In accordance with the results, there exists impacts in water use in the Mid-west. This is indicated in the pattern of declines, socio-economic-policy issues and ambiguity that occurred both in the natural and built-up settings. Given the vast presence of water resources in the region, the extraction in the individual states continued unabated as sectors like farming in Illinois, the other states, together with the utility and power sector engaged in the heavy mining of water. While over pumping of ground water among farmers carry risks, the gravity of water pollution cases, the spread of nitrates and pb contamination accentuates it. The issue of water insecurity in minority enclaves in big cities in several states remain alarmingly serious. In that way, there were cases of water degradation in the Great Lakes region and declines in deposits. Also, the Flint water debacle left many citizens exposed to lead contamination in their water supply.
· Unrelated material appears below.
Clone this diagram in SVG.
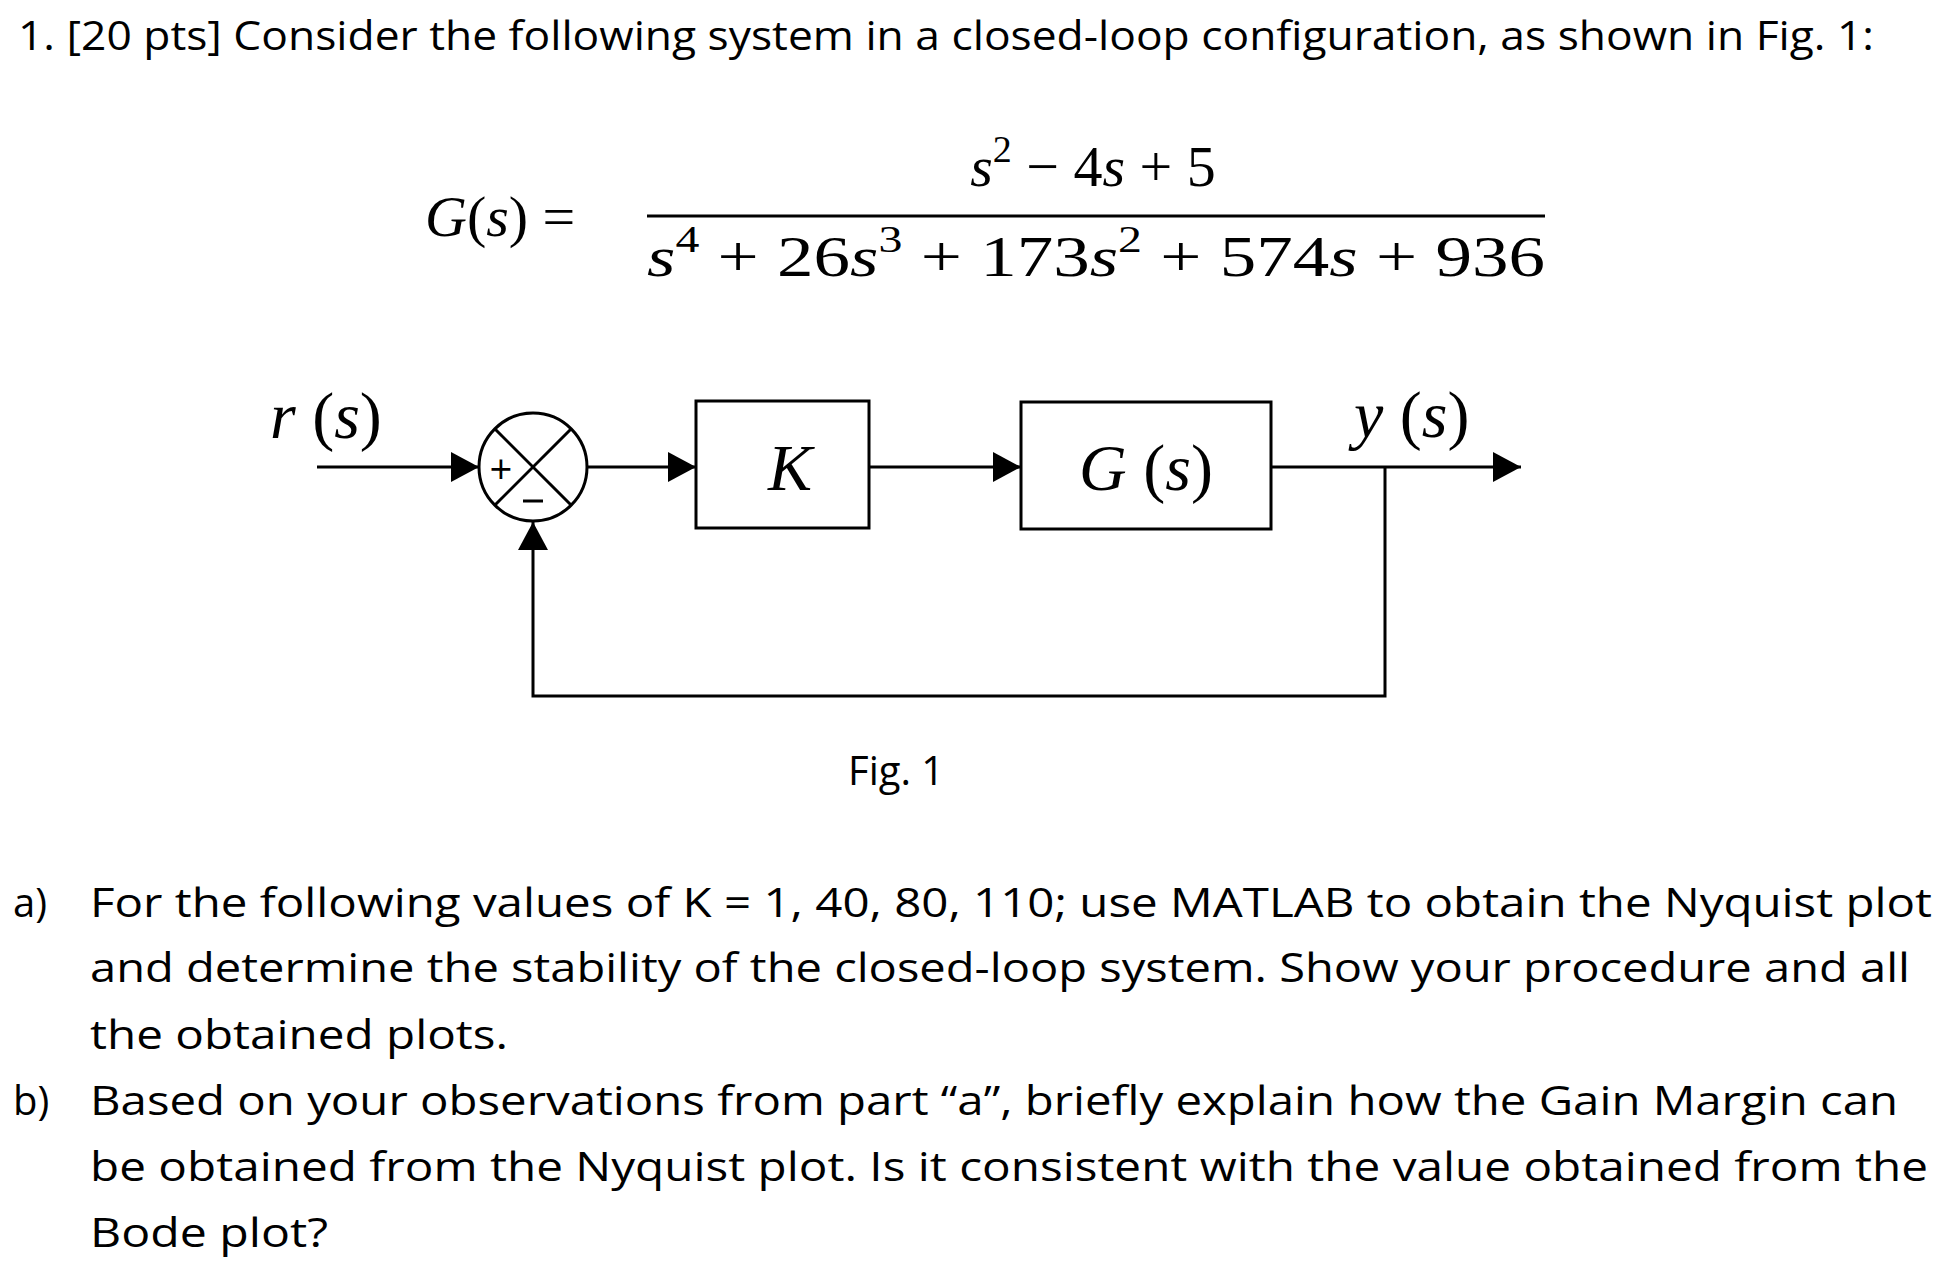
<svg xmlns="http://www.w3.org/2000/svg" width="1959" height="1288" viewBox="0 0 1959 1288">
<style>
.t{font-family:"Open Sans","Liberation Sans",sans-serif;font-size:40px;fill:#000}
.m{font-family:"Liberation Serif",serif;font-style:italic;fill:#000}
.mu{font-family:"Liberation Serif",serif;fill:#000}
.ln{stroke:#000;stroke-width:3;fill:none}
</style>
<defs>
<marker id="a" markerWidth="28" markerHeight="30" refX="28" refY="15" orient="auto" markerUnits="userSpaceOnUse"><path d="M0,0L28,15L0,30z" fill="#000"/></marker></defs>
<rect width="1959" height="1288" fill="#fff"/>
<text class="t" x="18" y="50" textLength="1856" lengthAdjust="spacingAndGlyphs">1.  [20 pts] Consider the following system in a closed-loop configuration, as shown in Fig. 1:</text>
<g id="equation">
<text class="mu" font-size="58" x="425" y="236"><tspan class="m">G</tspan>(<tspan class="m">s</tspan>)  =</text>
<text class="mu" font-size="58" x="1093" y="186" text-anchor="middle"><tspan class="m">s</tspan><tspan font-size="38" dy="-24">2</tspan><tspan dy="24"> − 4</tspan><tspan class="m">s</tspan> + 5</text>
<line x1="647" y1="216" x2="1545" y2="216" stroke="#000" stroke-width="3"/>
<text class="mu" font-size="58" x="647" y="276" textLength="898" lengthAdjust="spacingAndGlyphs"><tspan class="m">s</tspan><tspan font-size="38" dy="-24">4</tspan><tspan dy="24"> + 26</tspan><tspan class="m">s</tspan><tspan font-size="38" dy="-24">3</tspan><tspan dy="24"> + 173</tspan><tspan class="m">s</tspan><tspan font-size="38" dy="-24">2</tspan><tspan dy="24"> + 574</tspan><tspan class="m">s</tspan> + 936</text>
</g>
<g id="connectors">
<line class="ln" x1="317" y1="467" x2="479" y2="467" marker-end="url(#a)"/>
<line class="ln" x1="587" y1="467" x2="696" y2="467" marker-end="url(#a)"/>
<line class="ln" x1="869" y1="467" x2="1021" y2="467" marker-end="url(#a)"/>
<line class="ln" x1="1271" y1="467" x2="1521" y2="467" marker-end="url(#a)"/>
<polyline class="ln" points="1385,467 1385,696 533,696 533,522" marker-end="url(#a)"/>
</g>
<g id="labels">
<text class="mu" font-size="66" x="270" y="438"><tspan class="m">r</tspan> (<tspan class="m">s</tspan>)</text>
<text class="mu" font-size="66" x="1354" y="437"><tspan class="m">y</tspan> (<tspan class="m">s</tspan>)</text>
</g>
<g id="sum">
<circle cx="533" cy="467" r="54" class="ln"/>
<line class="ln" stroke-width="2" x1="495" y1="429" x2="571" y2="505"/>
<line class="ln" stroke-width="2" x1="571" y1="429" x2="495" y2="505"/>
<text class="t" font-size="32" x="501" y="484" text-anchor="middle">+</text>
<line x1="523" y1="501" x2="543" y2="501" stroke="#000" stroke-width="3"/>
</g>
<g id="K">
<rect x="696" y="401" width="173" height="127" class="ln"/>
<text class="m" font-size="66" x="790" y="490" text-anchor="middle">K</text>
</g>
<g id="G">
<rect x="1021" y="402" width="250" height="127" class="ln"/>
<text class="mu" font-size="66" x="1146" y="490" text-anchor="middle"><tspan class="m">G</tspan> (<tspan class="m">s</tspan>)</text>
</g>
<text class="t" x="848" y="785">Fig. 1</text>
<text class="t" x="13" y="917">a)</text>
<text class="t" x="90" y="917" textLength="1842" lengthAdjust="spacingAndGlyphs">For the following values of K = 1, 40, 80, 110; use MATLAB to obtain the Nyquist plot</text>
<text class="t" x="90" y="982" textLength="1820" lengthAdjust="spacingAndGlyphs">and determine the stability of the closed-loop system. Show your procedure and all</text>
<text class="t" x="90" y="1049" textLength="418" lengthAdjust="spacingAndGlyphs">the obtained plots.</text>
<text class="t" x="13" y="1115">b)</text>
<text class="t" x="90" y="1115" textLength="1808" lengthAdjust="spacingAndGlyphs">Based on your observations from part “a”, briefly explain how the Gain Margin can</text>
<text class="t" x="90" y="1181" textLength="1838" lengthAdjust="spacingAndGlyphs">be obtained from the Nyquist plot.  Is it consistent with the value obtained from the</text>
<text class="t" x="90" y="1247" textLength="238" lengthAdjust="spacingAndGlyphs">Bode plot?</text>
</svg>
Considering the utilization volumes in water sources in the past years, and the alarms raised by the shortfalls in this enquiry. Planners and researchers will be required to elicit answers to several queries essential to water security. The questions are as follows: How would future consumption levels shape water security? What are the regional implications of the special treatment of the private sector in water allotment amidst the negligence of minorities? How will climate change shape hydrological security? How will ongoing expansions in cities and the concentration of sectoral allocations in the thermoelectric industry influence access? How will the states in the region address the growing threats of water scarcity in the area? Based on these queries, ample possibilities exist for enquiry and practice to strengthen the focus on sustainable regional water use.